Saturday was quite the fiasco.
I made a Lime Cheesecake for the restaurant, but Rootbeer got spilled on a little part of it. (you can see where I scraped it off in the picture below.) (don't ask me how rootbeer got spilled on the cheesecake).
I brought this half to Fred's for the boys to eat while they watched the VT vs Miami game. It was probably good that I didn't serve it to patrons, because the cheesecake by itself was a little tart. It did have a ginger cookie crust, though.
The cheesecake, tart though it was, paired beautifully with chocolate pastry cream.
I had some pastry cream left over from the day before, so I made a chocolate ganache by melting some chocolate and cream, and then mixed it into the pastry cream with some cocoa powder. It made a delicious, chocolatey cream.
So as a quick fix for the restaurant, I piped the chocolate into tart shells I whipped up, and then piped the unblemished lime cheesecake filling on top. An AMAZING combination.
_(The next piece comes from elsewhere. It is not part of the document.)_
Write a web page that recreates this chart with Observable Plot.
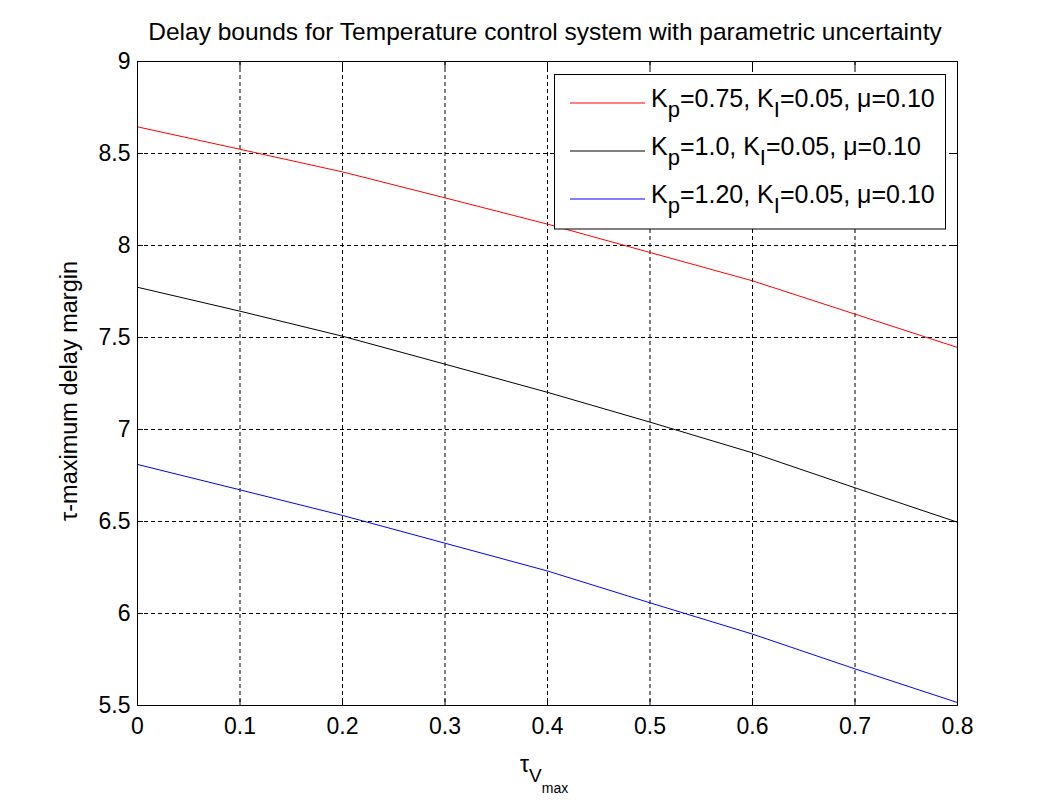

I had to go in to the restaurant on Saturday night to help the other baker with a traditional French wedding cake, called a Croquembouche. Basically creampuffs stuck together in a christmas tree shape.
(this is not the cake we made, but it looked very similar)
The puffs are stuck together with hot caramel inside of funnel lined with parchment paper. It is done upside down, then flipped over for the final product.
I dipped the puffs in caramel and handed them over to be placed in the funnel. The experience was punctuated with screams of pain when the caramel dripped on our gloves, burning and sticking to our skin. I got a really bad burn on my finger that blistered almost immediately. Caramel is dangerous stuff- boiling melted sugar that sticks to you.